GULF ATLANTIC LIFE INSURANCE COMPANY v. HURLBUT

Court of Appeals of Texas (1985)

Facts

Issue

Holding — Guittard, C.J.

Rule

Reasoning

Deep Dive: How the Court Reached Its Decision

Court's Reasoning on Knowledge of Fraud

The court reasoned that the plaintiffs, Hurlbut and Hovater, had sufficient knowledge or should have possessed knowledge of the fraudulent nature of their actions well before January 20, 1975. As licensed insurance agents, they were aware of the necessary legal requirements to sell group health insurance, including the need for an approved policy form and a completed trust document. Despite this awareness, the plaintiffs began collecting premiums and issuing insurance certificates without having the requisite approvals in place. The court emphasized that the plaintiffs' reliance on their attorney, Ira Allen, did not absolve them of their responsibility to ensure that the necessary legal documents were properly executed and delivered. The evidence indicated that even after being informed by a city attorney that Gulf Atlantic was not underwriting their program, the plaintiffs continued to hold an unreasonable belief that they would eventually receive the necessary authorizations. This persistence despite clear indications of the fraud led the court to conclude that the jury's finding of the plaintiffs' ignorance was against the great weight of the evidence.

Reliance on Attorney

The court addressed the plaintiffs' argument of reliance on their attorney, Ira Allen, to emphasize that such reliance does not excuse them from verifying the legal compliance of their actions. The evidence demonstrated that the plaintiffs had employed Allen and paid him for his services, thereby establishing an attorney-client relationship. However, the plaintiffs could not shift the burden of their negligence onto Allen, especially given that they were charged with knowledge of the status of the trust document and other necessary approvals. The court noted that knowledge or notice obtained by an attorney during the attorney-client relationship is imputed to the client, meaning that the plaintiffs were expected to be aware of any relevant information Allen possessed regarding the trust agreement and their authority to sell insurance. The court held that the plaintiffs' failure to ensure that the trust document was completed and delivered undermined their claims and demonstrated a lack of due diligence on their part.

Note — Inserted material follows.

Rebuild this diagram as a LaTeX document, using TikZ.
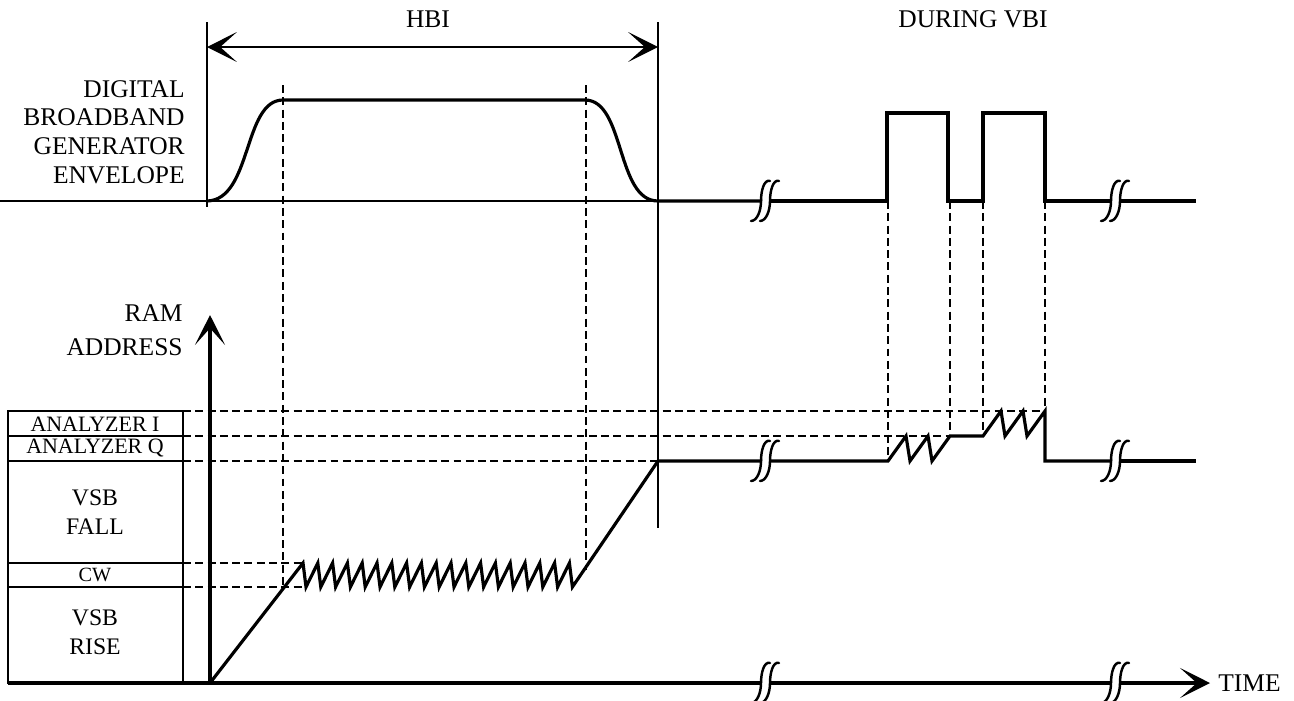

Evidence of Continuing Knowledge

The court found that the plaintiffs had continuous knowledge of the lack of necessary approvals and a master policy throughout their dealings with Gulf Atlantic. Testimonies indicated that the plaintiffs received multiple assurances from Gulf Atlantic representatives regarding the status of their insurance program, yet they continued to operate without the required legal framework. Even after being informed by third parties, such as the city attorney, that Gulf Atlantic was not underwriting their program, the plaintiffs proceeded to collect premiums and issue policies, indicating a willful blindness to the implications of their actions. The court pointed out that the plaintiffs’ acknowledgment of their desperate situation and their ongoing efforts to secure authorizations further illustrated their awareness of the fraudulent circumstances. Thus, the court concluded that the plaintiffs could not claim ignorance of the fraud when their own actions and knowledge contradicted such a claim.

Disparagement and Tortious Interference Claims

In examining the claims of disparagement and tortious interference, the court determined that the plaintiffs failed to establish a causal link between the defendants' alleged statements and the damages they incurred. The court reasoned that the damages resulted primarily from actions taken by public officials rather than from any disparaging remarks made by the defendants. It cited precedents indicating that damages arising from legitimate legal proceedings cannot be attributed to statements that merely preceded those proceedings. The plaintiffs needed to demonstrate that the damages were caused independently by the defendants' statements, which they could not do. As such, the court concluded that the plaintiffs had not provided sufficient evidence to substantiate their claims of disparagement and tortious interference, leading to the affirmation of the trial court's decision to dismiss these claims.

Conclusion of the Court

Ultimately, the court reversed the trial court's judgment, concluding that the plaintiffs had no right to recover on any of their claims. The court highlighted the lack of evidence supporting the plaintiffs' assertions and the overwhelming evidence indicating their knowledge of the legal requirements and the fraudulent nature of their actions. It noted that the plaintiffs had failed to exercise due diligence in ensuring compliance with insurance laws and that their reliance on an attorney did not absolve them of their responsibilities. The ruling underscored the importance of personal accountability in legal compliance, especially in regulated industries such as insurance. As a result, the court rendered judgment in favor of the defendants, denying any recovery to the plaintiffs.